Lembro da sua metáfora para definir o Arquivo Histórico de São Paulo e que pode ser perfeitamente estendida às instituições brasileiras de memória: são como navios fantasmas que singram as águas contrárias do tempo, embarcações em ruínas assombrados por fantasmas humanos que vem e que vão, arrastando as correntes de suas circunstâncias e ocasionalmente emitindo gritos e sussurros de seus interesses, contra a ventania de outros humanos, esses bem reais pois detem o poder de legislar e executar as ações do tempo e que, embora transitórios, independente da bandeira que ostentam ou a que servem, insistem em jogar as águas de encontro aos costados dos navios fazendo-os estalarem e perderem mais pedaços.
Para onde vão esses navios desgrenhados? Embora todos tenham um vaticínio ou um ideal para eles, ninguém sabe ao certo e com a exceção dos fantasmas que o habitam, ninguém se importa. O Brasil é uma terra de novidades, de descobrimentos, pouco voltada ao passado e seus pertencentes, sempre apta a inventar um passado melhor e pouco dada a construir um futuro responsável uma vez que em seu presente sempre brilha o sol dos trópicos ou uma bola corta um gramado verde ou o som de pandeiros alegram o ar quente. O presente é tudo.

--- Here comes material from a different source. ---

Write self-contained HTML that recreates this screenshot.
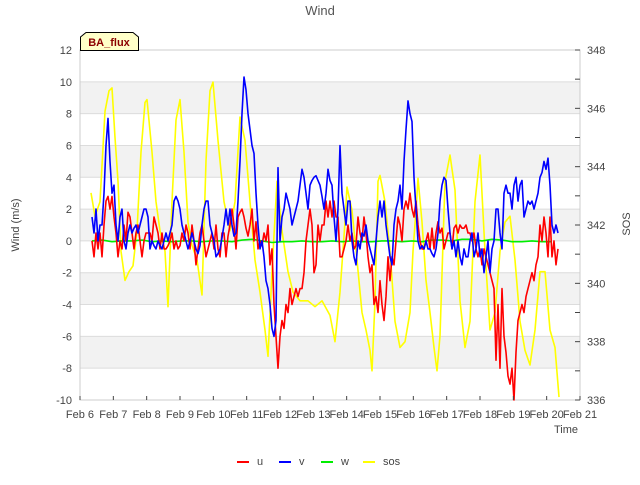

E eis que de repente surge de uma nuvem cinzenta um desses navios fantasmas e esquecidos, vindo dos infernos de suas existencias lancam-se no meio da praça da vida, agora fantásticos pois que exibem sua própria morte sempre espetacular e paradoxalmente inócua.

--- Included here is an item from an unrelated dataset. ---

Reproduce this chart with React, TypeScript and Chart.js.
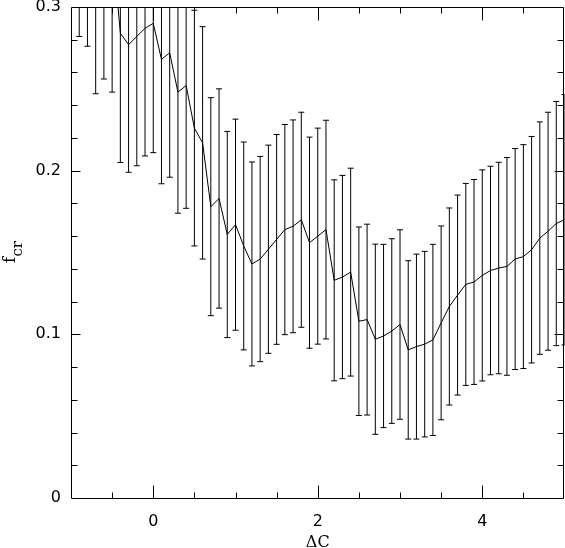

Morte sempre espetacular, ocupam todos os noticiários, um mosaico horroroso de manchetes dramáticas, imagens chocantes, vozes embargadas ou exaltadas, alimentando o falso pesar da mídia. Morte sempre inócua porque no Brasil não há responsáveis, todos somos vítimas, vítimas de nós mesmos, do nosso culto ao presente e a um presidente-deus que tudo resolva e instaure por decreto o paraíso na terra.

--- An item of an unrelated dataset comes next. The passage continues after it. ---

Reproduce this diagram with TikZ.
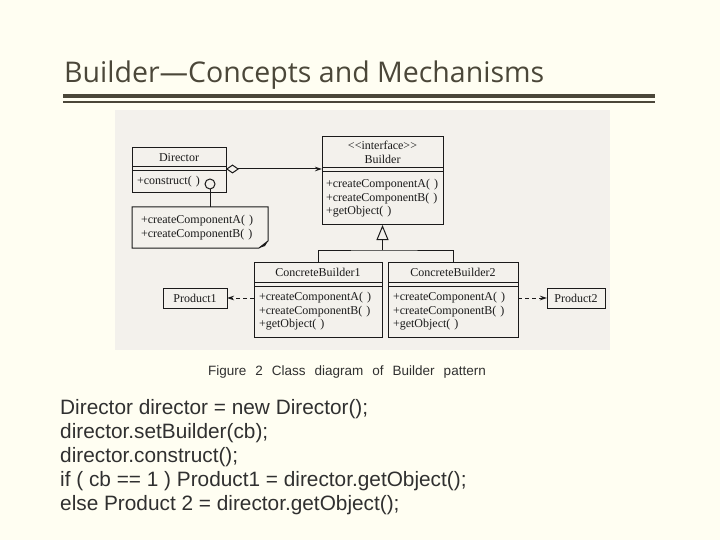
\documentclass[tikz,border=0pt]{standalone}
\usepackage{fontspec}
\setmainfont{Liberation Serif}
\newfontfamily\titlefont{Open Sans}
\newfontfamily\codefont{Liberation Sans}
\usetikzlibrary{positioning,arrows.meta}

\definecolor{slidebg}{HTML}{FFFEF2}
\definecolor{titlecol}{HTML}{4B4739}
\definecolor{scanbg}{HTML}{F3F1EC}
\definecolor{ink}{HTML}{1A1A1A}
\definecolor{codecol}{HTML}{303030}
\newcommand{\capgap}{\hspace{9pt}}

\begin{document}
\begin{tikzpicture}[
    x=1pt, y=-1pt,
    node distance=0pt,
    cls/.style={draw=ink, line width=1pt, outer sep=0pt, inner sep=0pt,
        text=ink, font=\fontsize{12}{13.5}\selectfont},
    clsname/.style={cls, align=center},
    clsattr/.style={cls, minimum height=4},
    clsmeth/.style={cls, align=left, inner xsep=5pt},
    prodbox/.style={cls, minimum height=20},
    link/.style={draw=ink, line width=1pt},
    dep/.style={link, dashed, dash pattern=on 4pt off 3pt, -{Stealth[length=7pt, width=4.5pt]}}
]
% slide
\fill[slidebg] (0,0) rectangle (720,540);
\useasboundingbox (0,0) rectangle (720,540);
\node[anchor=base west, inner sep=0pt, text=titlecol, font=\titlefont\fontsize{28.5}{30}\selectfont]
    (title) at (64,83) {Builder—Concepts and Mechanisms};
\draw[titlecol, line width=4pt] (63,96) -- (655,96);
\draw[titlecol, line width=2pt] (63,102.5) -- (655,102.5);

% scanned figure
\fill[scanbg] (115,110) rectangle (610,350);

% Director
\node[clsname, minimum width=94, minimum height=19] (dirname) at (179,157.5) {Director};
\node[clsattr, minimum width=94, below=of dirname] (dirattr) {};
\node[clsmeth, text width=84, minimum height=22, below=of dirattr] (dirmeth) {+construct( )};
\node[circle, draw=ink, line width=1pt, minimum size=10pt, inner sep=0pt] (hook) at (210,184) {};

% note
\node[cls, draw=none, align=left, inner xsep=9pt, text width=118, minimum height=41] (note) at (200,227.5)
    {+createComponentA( )\\+createComponentB( )};
\draw[link] (note.north west) -- (note.north east) -- ([yshift=7pt]note.south east)
    -- ([xshift=-9pt]note.south east) -- (note.south west) -- cycle;
\fill[ink] ([xshift=-9pt]note.south east) -- ([yshift=7pt]note.south east)
    -- ([xshift=-3pt, yshift=2pt]note.south east) -- cycle;

% Builder
\node[clsname, minimum width=121, minimum height=31] (bldname) at (382.5,152.5)
    {<\kern0pt<interface>\kern0pt>\\Builder};
\node[clsattr, minimum width=121, below=of bldname] (bldattr) {};
\node[clsmeth, text width=113, inner xsep=4pt, minimum height=53, below=of bldattr] (bldmeth)
    {+createComponentA( )\\+createComponentB( )\\+getObject( )};

% ConcreteBuilder1
\node[clsname, minimum width=128, minimum height=20] (cbonename) at (318,272) {ConcreteBuilder1};
\node[clsattr, minimum width=128, below=of cbonename] (cboneattr) {};
\node[clsmeth, text width=118, minimum height=51, below=of cboneattr] (cbonemeth)
    {+createComponentA( )\\+createComponentB( )\\+getObject( )};

% ConcreteBuilder2
\node[clsname, minimum width=130, minimum height=20] (cbtwoname) at (453,272) {ConcreteBuilder2};
\node[clsattr, minimum width=130, below=of cbtwoname] (cbtwoattr) {};
\node[clsmeth, text width=120, minimum height=51, below=of cbtwoattr] (cbtwometh)
    {+createComponentA( )\\+createComponentB( )\\+getObject( )};

% products
\node[prodbox, minimum width=64] (prodone) at (195,298) {Product1};
\node[prodbox, minimum width=58] (prodtwo) at (576,298) {Product2};

% connectors
\draw[link, {Diamond[open, length=13pt, width=9pt]}-{Stealth[length=7pt, width=4.5pt]}]
    (dirattr.east) -- (dirattr.east -| bldattr.west);
\draw[link] (hook) -- (hook |- note.north);
\coordinate (join) at ([yshift=-25pt]bldmeth.south);
\draw[link] (cbonename.north) |- (join) -| (cbtwoname.north);
\draw[link, -{Triangle[open, length=15pt, width=12pt]}] (join) -- (bldmeth.south);
\draw[dep] (cbonemeth.west |- prodone.east) -- (prodone.east);
\draw[dep] (cbtwometh.east |- prodtwo.west) -- (prodtwo.west);

% caption and code
\node[text=codecol, font=\codefont\fontsize{13.5}{15}\selectfont] (caption) at (347,372)
    {Figure\capgap 2\capgap Class\capgap diagram\capgap of\capgap Builder\capgap pattern};
\foreach \line [count=\i from 0] in {
    {Director director = new Director();},
    {director.setBuilder(cb);},
    {director.construct();},
    {if ( cb == 1 ) Product1 = director.getObject();},
    {else Product 2 = director.getObject();}}
  \node[anchor=base west, inner sep=0pt, text=codecol, font=\codefont\fontsize{20.8}{24}\selectfont]
    (code\i) at (60,414+24*\i) {\line};
\end{tikzpicture}
\end{document}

Morte também inócua porque um navio fantasma não morre, ele ressurge, reinaugurado no próximo evento midiático, mais horroroso do que nunca, desfalcado e descarnado, recebe até uma vela dourada nova, mas que num instante estará tão esfarrapada quanto suas antecessoras.
Vai Brasil, vai Brasil a ver navios!
Esperemos que não.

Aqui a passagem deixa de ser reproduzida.